Today I used my SootEater rotary chimney cleaning system for the first time. The system comes with a chimney whip (good for 18” diameter flue), 6 flexible rods at 3’ long each, 1 drill adapter, 1 hex key, and a sheet of plastic 52” x 48”.

http://www.gardusinc.com/chimney/

The kit comes with some very easy to follow directions that most anyone can understand. To trim the chimney whip to your flue/liner diameter there is a simple template you lay on a table and trim to your flue/liner diameter. (very easy to use). OK, so after I got the whip trimmed for my 6” liner I grabbed my 18v cordless drill, some rods, and a screwdriver to remove my rain cap, and up to the roof I went.

It was a nice day today so I decided to clean from the top down, mostly to keep the dust out of the house. I removed my cap, and spark arrester and inserted the first rod into the drill. It took very little time before I had to stop and put the 2nd rod on. To put more rods on you must push in a small button to release it from the other rod, or drill adapter. I found that just pushing in the button with the hex tool provided was somewhat difficult. I ended up using my flat head screw driver I had up there to remove the rain cap with and once I got the button pushed all the way in, I took the flat part of the screw driver and wedged the flat part in between the two pieces to help push off the connection. It works a lot better than using the tool that they provide.

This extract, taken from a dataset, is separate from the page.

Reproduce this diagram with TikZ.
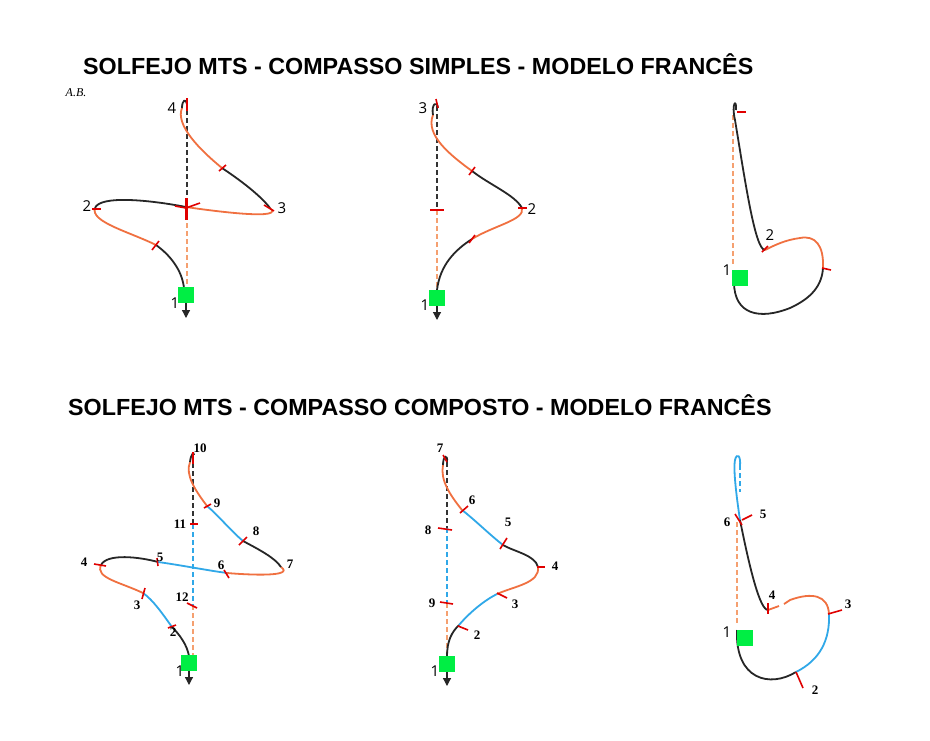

Back to adding more rods, and getting everything clean. As I keep adding more rods and going deeper into my liner, I suddenly fill my drill trying to lock up and going crazy. I let off the power right away and try to back out the rods. It’s locked…. I can’t pull the rods back up. I get off the roof and down to my insert, I see a bunch of tangled rod inside my insert. I get the rod untangled and back to the roof. I put the drill in reverse and start pulling out the rods keeping the drill running to help clean more. As I get to the last 2 rods, I notice the whip head just going nuts, beating the heck out of my liner. So I pull the last to rods out and find that the first rod is bent very badly from when it got all tangled up in my insert. The operator’s manual say you can tell when you reach the end of the liner due to the whip will spin more freely because the whip will have less torque on the rods, however I didn’t fell a thing till the drill just about locked up. I now have a bent rod I can no longer use. *(They tell you in the OP to run a rope down the liner first to get the right length for your rods which I did not do,…. My fault.)*

*How did it do?* Well my liner had about a 1/8” of soot build up. The SootEater I thought did a very good job on cleaning the soot off, and if you don’t count the time the rod got stuck, the total time was around 10 to 15 minents. I think it did a very good job and my drill had plenty of power, and still does. The only part of my body that got soot on it was my hands from handling the rods. 

*Pros:*
Easy & fast to use.
Don’t have to stand over the liner/flue so no soot blowing up into your face.
Did a good job on cleaning the liner

*Cons:*
Rods are kind of hard to disconnect when you have your hands full.
If you bend a rod too much, it won’t bend back.


----------



## sl7vk (Dec 27, 2008)

Thanks for the review.  With my setup, on a ladder, I'd be nervous with the thing catching, and the torque of the drill throwing me off balance.  Interesting concept.  Being that I've never swept before, I'll have to see how doing it the old fashion way works...


----------



## atvdave (Dec 27, 2008)

Actually it was designed to work the other way. From the stove up. I just used it from the top down due to not wanting to tape off the insert with plastic, and deal with the dust.

But you can use it anyway, TOP or Bottom.


----------



## savageactor7 (Dec 27, 2008)

Thanks Dave...no chimney cap here so the opportunity of cleaning from the bottom up is appealing.


----------